▶ [Exercise directions]:
Reproduce all the lines exactly as they stand, apart from the pictures.

▶ [Data]:
########
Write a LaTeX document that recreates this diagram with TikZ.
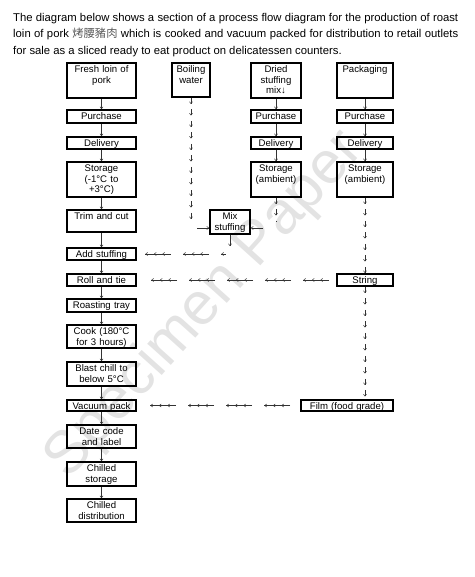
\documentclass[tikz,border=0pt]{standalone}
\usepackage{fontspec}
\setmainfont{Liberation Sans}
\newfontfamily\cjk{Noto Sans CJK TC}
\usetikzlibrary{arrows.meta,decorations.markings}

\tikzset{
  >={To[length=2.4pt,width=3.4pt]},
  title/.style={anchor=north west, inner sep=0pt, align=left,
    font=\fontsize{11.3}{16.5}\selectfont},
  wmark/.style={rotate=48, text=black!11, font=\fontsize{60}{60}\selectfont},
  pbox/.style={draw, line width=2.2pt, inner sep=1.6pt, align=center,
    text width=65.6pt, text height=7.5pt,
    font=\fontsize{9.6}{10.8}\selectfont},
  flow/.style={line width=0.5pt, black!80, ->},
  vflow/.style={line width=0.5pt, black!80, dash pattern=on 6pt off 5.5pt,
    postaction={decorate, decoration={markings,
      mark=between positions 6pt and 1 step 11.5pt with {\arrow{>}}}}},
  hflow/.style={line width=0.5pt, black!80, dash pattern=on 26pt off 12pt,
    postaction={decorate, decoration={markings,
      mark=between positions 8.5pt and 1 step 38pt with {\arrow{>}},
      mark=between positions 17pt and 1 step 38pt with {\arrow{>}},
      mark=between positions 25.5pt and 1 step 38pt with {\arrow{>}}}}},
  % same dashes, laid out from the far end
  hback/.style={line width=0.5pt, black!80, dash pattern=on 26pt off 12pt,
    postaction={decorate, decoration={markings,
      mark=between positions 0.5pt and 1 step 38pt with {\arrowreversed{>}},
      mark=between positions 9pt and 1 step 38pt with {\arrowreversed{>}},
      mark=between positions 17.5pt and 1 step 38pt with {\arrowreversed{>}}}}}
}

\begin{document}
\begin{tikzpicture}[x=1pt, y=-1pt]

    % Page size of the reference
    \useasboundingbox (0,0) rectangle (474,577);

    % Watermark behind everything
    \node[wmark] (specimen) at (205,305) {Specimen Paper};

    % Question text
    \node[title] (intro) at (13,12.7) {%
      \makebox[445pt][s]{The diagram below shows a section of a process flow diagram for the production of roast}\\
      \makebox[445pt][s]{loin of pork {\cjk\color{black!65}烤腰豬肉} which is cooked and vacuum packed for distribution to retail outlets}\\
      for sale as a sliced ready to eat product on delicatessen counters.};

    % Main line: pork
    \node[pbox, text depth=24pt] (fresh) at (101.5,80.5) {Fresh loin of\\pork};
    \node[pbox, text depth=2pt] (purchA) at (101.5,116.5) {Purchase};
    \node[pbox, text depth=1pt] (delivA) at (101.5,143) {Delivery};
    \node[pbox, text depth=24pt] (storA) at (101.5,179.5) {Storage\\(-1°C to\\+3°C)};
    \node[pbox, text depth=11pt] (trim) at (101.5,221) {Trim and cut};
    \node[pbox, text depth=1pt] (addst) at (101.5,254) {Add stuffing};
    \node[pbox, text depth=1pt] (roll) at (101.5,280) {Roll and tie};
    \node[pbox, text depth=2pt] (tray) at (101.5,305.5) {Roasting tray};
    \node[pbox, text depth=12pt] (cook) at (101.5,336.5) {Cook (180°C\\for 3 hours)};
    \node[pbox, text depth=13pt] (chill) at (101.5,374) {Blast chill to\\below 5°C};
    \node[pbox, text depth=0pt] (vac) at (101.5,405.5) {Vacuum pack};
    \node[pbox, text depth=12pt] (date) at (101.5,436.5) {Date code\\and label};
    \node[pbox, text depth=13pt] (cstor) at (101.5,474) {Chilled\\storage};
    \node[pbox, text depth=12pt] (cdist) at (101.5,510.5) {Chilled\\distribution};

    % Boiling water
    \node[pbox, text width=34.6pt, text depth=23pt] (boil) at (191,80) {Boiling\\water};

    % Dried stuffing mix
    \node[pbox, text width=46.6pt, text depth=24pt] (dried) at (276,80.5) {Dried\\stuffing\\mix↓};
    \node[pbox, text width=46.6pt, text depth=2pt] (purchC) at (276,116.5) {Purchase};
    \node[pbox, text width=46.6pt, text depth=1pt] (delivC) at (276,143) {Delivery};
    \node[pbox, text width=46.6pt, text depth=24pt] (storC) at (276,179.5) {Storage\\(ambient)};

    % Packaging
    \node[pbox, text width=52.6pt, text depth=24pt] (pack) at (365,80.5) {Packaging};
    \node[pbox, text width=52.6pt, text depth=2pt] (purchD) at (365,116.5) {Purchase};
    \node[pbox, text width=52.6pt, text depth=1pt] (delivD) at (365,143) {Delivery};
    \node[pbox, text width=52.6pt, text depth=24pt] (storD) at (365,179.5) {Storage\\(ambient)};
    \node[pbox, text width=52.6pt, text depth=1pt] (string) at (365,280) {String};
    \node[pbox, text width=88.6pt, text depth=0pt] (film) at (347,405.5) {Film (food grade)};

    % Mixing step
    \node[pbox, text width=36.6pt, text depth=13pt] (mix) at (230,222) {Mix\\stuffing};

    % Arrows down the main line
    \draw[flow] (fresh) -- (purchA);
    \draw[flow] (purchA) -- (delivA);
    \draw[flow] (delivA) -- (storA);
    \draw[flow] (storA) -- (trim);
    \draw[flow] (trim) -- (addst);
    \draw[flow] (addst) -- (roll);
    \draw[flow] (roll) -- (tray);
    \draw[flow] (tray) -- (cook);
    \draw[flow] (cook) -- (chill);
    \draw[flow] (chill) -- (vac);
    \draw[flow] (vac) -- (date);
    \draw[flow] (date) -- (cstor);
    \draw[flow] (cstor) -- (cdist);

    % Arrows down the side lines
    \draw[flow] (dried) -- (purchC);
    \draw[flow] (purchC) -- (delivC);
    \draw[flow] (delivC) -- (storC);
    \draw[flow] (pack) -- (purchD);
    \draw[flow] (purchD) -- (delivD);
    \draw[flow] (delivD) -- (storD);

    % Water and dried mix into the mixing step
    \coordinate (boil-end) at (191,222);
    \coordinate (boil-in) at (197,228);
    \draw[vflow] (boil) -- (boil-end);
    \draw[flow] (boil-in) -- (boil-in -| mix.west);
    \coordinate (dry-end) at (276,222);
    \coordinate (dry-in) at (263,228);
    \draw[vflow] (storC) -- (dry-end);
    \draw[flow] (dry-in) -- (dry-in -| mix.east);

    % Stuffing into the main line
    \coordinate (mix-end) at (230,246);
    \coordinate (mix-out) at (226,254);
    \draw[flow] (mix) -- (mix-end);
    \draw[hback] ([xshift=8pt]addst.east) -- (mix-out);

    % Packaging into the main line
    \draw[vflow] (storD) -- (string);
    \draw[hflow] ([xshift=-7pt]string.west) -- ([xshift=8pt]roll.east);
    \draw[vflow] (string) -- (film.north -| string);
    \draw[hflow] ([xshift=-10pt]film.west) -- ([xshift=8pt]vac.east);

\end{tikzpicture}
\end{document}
########
▶ [Task answer]:
Write a LaTeX document that recreates this diagram with TikZ.
\documentclass[tikz,border=0pt]{standalone}
\usepackage{fontspec}
\setmainfont{Liberation Sans}
\newfontfamily\cjk{Noto Sans CJK TC}
\usetikzlibrary{arrows.meta,decorations.markings}

\tikzset{
  >={To[length=2.4pt,width=3.4pt]},
  title/.style={anchor=north west, inner sep=0pt, align=left,
    font=\fontsize{11.3}{16.5}\selectfont},
  wmark/.style={rotate=48, text=black!11, font=\fontsize{60}{60}\selectfont},
  pbox/.style={draw, line width=2.2pt, inner sep=1.6pt, align=center,
    text width=65.6pt, text height=7.5pt,
    font=\fontsize{9.6}{10.8}\selectfont},
  flow/.style={line width=0.5pt, black!80, ->},
  vflow/.style={line width=0.5pt, black!80, dash pattern=on 6pt off 5.5pt,
    postaction={decorate, decoration={markings,
      mark=between positions 6pt and 1 step 11.5pt with {\arrow{>}}}}},
  hflow/.style={line width=0.5pt, black!80, dash pattern=on 26pt off 12pt,
    postaction={decorate, decoration={markings,
      mark=between positions 8.5pt and 1 step 38pt with {\arrow{>}},
      mark=between positions 17pt and 1 step 38pt with {\arrow{>}},
      mark=between positions 25.5pt and 1 step 38pt with {\arrow{>}}}}},
  % same dashes, laid out from the far end
  hback/.style={line width=0.5pt, black!80, dash pattern=on 26pt off 12pt,
    postaction={decorate, decoration={markings,
      mark=between positions 0.5pt and 1 step 38pt with {\arrowreversed{>}},
      mark=between positions 9pt and 1 step 38pt with {\arrowreversed{>}},
      mark=between positions 17.5pt and 1 step 38pt with {\arrowreversed{>}}}}}
}

\begin{document}
\begin{tikzpicture}[x=1pt, y=-1pt]

    % Page size of the reference
    \useasboundingbox (0,0) rectangle (474,577);

    % Watermark behind everything
    \node[wmark] (specimen) at (205,305) {Specimen Paper};

    % Question text
    \node[title] (intro) at (13,12.7) {%
      \makebox[445pt][s]{The diagram below shows a section of a process flow diagram for the production of roast}\\
      \makebox[445pt][s]{loin of pork {\cjk\color{black!65}烤腰豬肉} which is cooked and vacuum packed for distribution to retail outlets}\\
      for sale as a sliced ready to eat product on delicatessen counters.};

    % Main line: pork
    \node[pbox, text depth=24pt] (fresh) at (101.5,80.5) {Fresh loin of\\pork};
    \node[pbox, text depth=2pt] (purchA) at (101.5,116.5) {Purchase};
    \node[pbox, text depth=1pt] (delivA) at (101.5,143) {Delivery};
    \node[pbox, text depth=24pt] (storA) at (101.5,179.5) {Storage\\(-1°C to\\+3°C)};
    \node[pbox, text depth=11pt] (trim) at (101.5,221) {Trim and cut};
    \node[pbox, text depth=1pt] (addst) at (101.5,254) {Add stuffing};
    \node[pbox, text depth=1pt] (roll) at (101.5,280) {Roll and tie};
    \node[pbox, text depth=2pt] (tray) at (101.5,305.5) {Roasting tray};
    \node[pbox, text depth=12pt] (cook) at (101.5,336.5) {Cook (180°C\\for 3 hours)};
    \node[pbox, text depth=13pt] (chill) at (101.5,374) {Blast chill to\\below 5°C};
    \node[pbox, text depth=0pt] (vac) at (101.5,405.5) {Vacuum pack};
    \node[pbox, text depth=12pt] (date) at (101.5,436.5) {Date code\\and label};
    \node[pbox, text depth=13pt] (cstor) at (101.5,474) {Chilled\\storage};
    \node[pbox, text depth=12pt] (cdist) at (101.5,510.5) {Chilled\\distribution};

    % Boiling water
    \node[pbox, text width=34.6pt, text depth=23pt] (boil) at (191,80) {Boiling\\water};

    % Dried stuffing mix
    \node[pbox, text width=46.6pt, text depth=24pt] (dried) at (276,80.5) {Dried\\stuffing\\mix↓};
    \node[pbox, text width=46.6pt, text depth=2pt] (purchC) at (276,116.5) {Purchase};
    \node[pbox, text width=46.6pt, text depth=1pt] (delivC) at (276,143) {Delivery};
    \node[pbox, text width=46.6pt, text depth=24pt] (storC) at (276,179.5) {Storage\\(ambient)};

    % Packaging
    \node[pbox, text width=52.6pt, text depth=24pt] (pack) at (365,80.5) {Packaging};
    \node[pbox, text width=52.6pt, text depth=2pt] (purchD) at (365,116.5) {Purchase};
    \node[pbox, text width=52.6pt, text depth=1pt] (delivD) at (365,143) {Delivery};
    \node[pbox, text width=52.6pt, text depth=24pt] (storD) at (365,179.5) {Storage\\(ambient)};
    \node[pbox, text width=52.6pt, text depth=1pt] (string) at (365,280) {String};
    \node[pbox, text width=88.6pt, text depth=0pt] (film) at (347,405.5) {Film (food grade)};

    % Mixing step
    \node[pbox, text width=36.6pt, text depth=13pt] (mix) at (230,222) {Mix\\stuffing};

    % Arrows down the main line
    \draw[flow] (fresh) -- (purchA);
    \draw[flow] (purchA) -- (delivA);
    \draw[flow] (delivA) -- (storA);
    \draw[flow] (storA) -- (trim);
    \draw[flow] (trim) -- (addst);
    \draw[flow] (addst) -- (roll);
    \draw[flow] (roll) -- (tray);
    \draw[flow] (tray) -- (cook);
    \draw[flow] (cook) -- (chill);
    \draw[flow] (chill) -- (vac);
    \draw[flow] (vac) -- (date);
    \draw[flow] (date) -- (cstor);
    \draw[flow] (cstor) -- (cdist);

    % Arrows down the side lines
    \draw[flow] (dried) -- (purchC);
    \draw[flow] (purchC) -- (delivC);
    \draw[flow] (delivC) -- (storC);
    \draw[flow] (pack) -- (purchD);
    \draw[flow] (purchD) -- (delivD);
    \draw[flow] (delivD) -- (storD);

    % Water and dried mix into the mixing step
    \coordinate (boil-end) at (191,222);
    \coordinate (boil-in) at (197,228);
    \draw[vflow] (boil) -- (boil-end);
    \draw[flow] (boil-in) -- (boil-in -| mix.west);
    \coordinate (dry-end) at (276,222);
    \coordinate (dry-in) at (263,228);
    \draw[vflow] (storC) -- (dry-end);
    \draw[flow] (dry-in) -- (dry-in -| mix.east);

    % Stuffing into the main line
    \coordinate (mix-end) at (230,246);
    \coordinate (mix-out) at (226,254);
    \draw[flow] (mix) -- (mix-end);
    \draw[hback] ([xshift=8pt]addst.east) -- (mix-out);

    % Packaging into the main line
    \draw[vflow] (storD) -- (string);
    \draw[hflow] ([xshift=-7pt]string.west) -- ([xshift=8pt]roll.east);
    \draw[vflow] (string) -- (film.north -| string);
    \draw[hflow] ([xshift=-10pt]film.west) -- ([xshift=8pt]vac.east);

\end{tikzpicture}
\end{document}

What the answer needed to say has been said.